Copy each line exactly. Drop every picture.
— START DATA —
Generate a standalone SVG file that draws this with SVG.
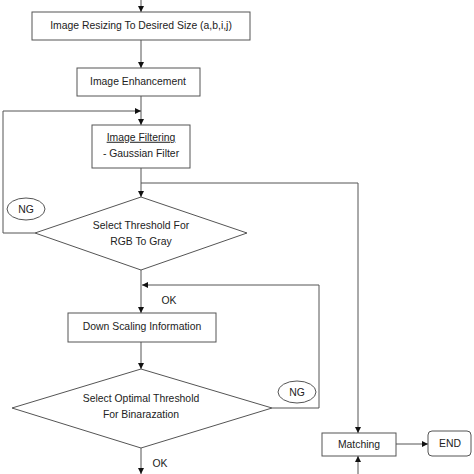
<svg xmlns="http://www.w3.org/2000/svg" width="474" height="474" viewBox="0 0 474 474">
<defs>
<marker id="ah" viewBox="0 0 10 10" refX="10" refY="5" markerWidth="6" markerHeight="6" markerUnits="userSpaceOnUse" orient="auto">
<path d="M0,0 L10,5 L0,10 z" fill="#111"/>
</marker>
</defs>
<style>
.b{fill:#fff;stroke:#555;stroke-width:1}
.c{fill:none;stroke:#555;stroke-width:1}
.t{font-family:"Liberation Sans",Arial,sans-serif;font-size:10.4px;fill:#222;text-anchor:middle;dominant-baseline:middle}
</style>
<rect width="474" height="474" fill="#fff"/>
<g id="connectors">
<path class="c" d="M141,0 V12" marker-end="url(#ah)"/>
<path class="c" d="M141,40 V68" marker-end="url(#ah)"/>
<path class="c" d="M141,96 V125" marker-end="url(#ah)"/>
<path class="c" d="M141,168 V197" marker-end="url(#ah)"/>
<path class="c" d="M35,233 H3 V111 H141" marker-end="url(#ah)"/>
<path class="c" d="M141,183 H358 V433" marker-end="url(#ah)"/>
<path class="c" d="M141,270 V313" marker-end="url(#ah)"/>
<path class="c" d="M272,408 H319 V285 H142" marker-end="url(#ah)"/>
<path class="c" d="M141,342 V369" marker-end="url(#ah)"/>
<path class="c" d="M141,448 V474" marker-end="url(#ah)"/>
<path class="c" d="M358,474 V456" marker-end="url(#ah)"/>
<path class="c" d="M396,444 H428" marker-end="url(#ah)"/>
<text class="t" x="169" y="301">OK</text>
<text class="t" x="160" y="464">OK</text>
</g>
<g id="resize">
<rect class="b" x="32" y="12" width="218" height="28"/>
<text class="t" x="141" y="26">Image Resizing To Desired Size (a,b,i,j)</text>
</g>
<g id="enhance">
<rect class="b" x="77" y="68" width="123" height="28"/>
<text class="t" x="138" y="82">Image Enhancement</text>
</g>
<g id="filter">
<rect class="b" x="92" y="125" width="98" height="43"/>
<text class="t" x="141" y="138" text-decoration="underline">Image Filtering</text>
<text class="t" x="141" y="154">- Gaussian Filter</text>
</g>
<g id="rgb">
<polygon class="b" points="141,197 247,233 141,270 35,233"/>
<text class="t" x="141" y="226">Select Threshold For</text>
<text class="t" x="141" y="242">RGB To Gray</text>
</g>
<g id="ng1">
<ellipse class="b" cx="26" cy="209" rx="19" ry="11"/>
<text class="t" x="26" y="210">NG</text>
</g>
<g id="down">
<rect class="b" x="68" y="313" width="148" height="29"/>
<text class="t" x="142" y="327">Down Scaling Information</text>
</g>
<g id="optimal">
<polygon class="b" points="141,369 272,408 141,448 12,408"/>
<text class="t" x="141" y="399">Select Optimal Threshold</text>
<text class="t" x="141" y="415">For Binarazation</text>
</g>
<g id="ng2">
<ellipse class="b" cx="297" cy="392" rx="19" ry="11"/>
<text class="t" x="297" y="393">NG</text>
</g>
<g id="matching">
<rect class="b" x="322" y="433" width="74" height="23"/>
<text class="t" x="359" y="445">Matching</text>
</g>
<g id="end">
<rect class="b" x="428" y="431" width="43" height="25" rx="4"/>
<text class="t" x="450" y="444">END</text>
</g>
</svg>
— END DATA —
RESPONSE —
Generate a standalone SVG file that draws this with SVG.
<svg xmlns="http://www.w3.org/2000/svg" width="474" height="474" viewBox="0 0 474 474">
<defs>
<marker id="ah" viewBox="0 0 10 10" refX="10" refY="5" markerWidth="6" markerHeight="6" markerUnits="userSpaceOnUse" orient="auto">
<path d="M0,0 L10,5 L0,10 z" fill="#111"/>
</marker>
</defs>
<style>
.b{fill:#fff;stroke:#555;stroke-width:1}
.c{fill:none;stroke:#555;stroke-width:1}
.t{font-family:"Liberation Sans",Arial,sans-serif;font-size:10.4px;fill:#222;text-anchor:middle;dominant-baseline:middle}
</style>
<rect width="474" height="474" fill="#fff"/>
<g id="connectors">
<path class="c" d="M141,0 V12" marker-end="url(#ah)"/>
<path class="c" d="M141,40 V68" marker-end="url(#ah)"/>
<path class="c" d="M141,96 V125" marker-end="url(#ah)"/>
<path class="c" d="M141,168 V197" marker-end="url(#ah)"/>
<path class="c" d="M35,233 H3 V111 H141" marker-end="url(#ah)"/>
<path class="c" d="M141,183 H358 V433" marker-end="url(#ah)"/>
<path class="c" d="M141,270 V313" marker-end="url(#ah)"/>
<path class="c" d="M272,408 H319 V285 H142" marker-end="url(#ah)"/>
<path class="c" d="M141,342 V369" marker-end="url(#ah)"/>
<path class="c" d="M141,448 V474" marker-end="url(#ah)"/>
<path class="c" d="M358,474 V456" marker-end="url(#ah)"/>
<path class="c" d="M396,444 H428" marker-end="url(#ah)"/>
<text class="t" x="169" y="301">OK</text>
<text class="t" x="160" y="464">OK</text>
</g>
<g id="resize">
<rect class="b" x="32" y="12" width="218" height="28"/>
<text class="t" x="141" y="26">Image Resizing To Desired Size (a,b,i,j)</text>
</g>
<g id="enhance">
<rect class="b" x="77" y="68" width="123" height="28"/>
<text class="t" x="138" y="82">Image Enhancement</text>
</g>
<g id="filter">
<rect class="b" x="92" y="125" width="98" height="43"/>
<text class="t" x="141" y="138" text-decoration="underline">Image Filtering</text>
<text class="t" x="141" y="154">- Gaussian Filter</text>
</g>
<g id="rgb">
<polygon class="b" points="141,197 247,233 141,270 35,233"/>
<text class="t" x="141" y="226">Select Threshold For</text>
<text class="t" x="141" y="242">RGB To Gray</text>
</g>
<g id="ng1">
<ellipse class="b" cx="26" cy="209" rx="19" ry="11"/>
<text class="t" x="26" y="210">NG</text>
</g>
<g id="down">
<rect class="b" x="68" y="313" width="148" height="29"/>
<text class="t" x="142" y="327">Down Scaling Information</text>
</g>
<g id="optimal">
<polygon class="b" points="141,369 272,408 141,448 12,408"/>
<text class="t" x="141" y="399">Select Optimal Threshold</text>
<text class="t" x="141" y="415">For Binarazation</text>
</g>
<g id="ng2">
<ellipse class="b" cx="297" cy="392" rx="19" ry="11"/>
<text class="t" x="297" y="393">NG</text>
</g>
<g id="matching">
<rect class="b" x="322" y="433" width="74" height="23"/>
<text class="t" x="359" y="445">Matching</text>
</g>
<g id="end">
<rect class="b" x="428" y="431" width="43" height="25" rx="4"/>
<text class="t" x="450" y="444">END</text>
</g>
</svg>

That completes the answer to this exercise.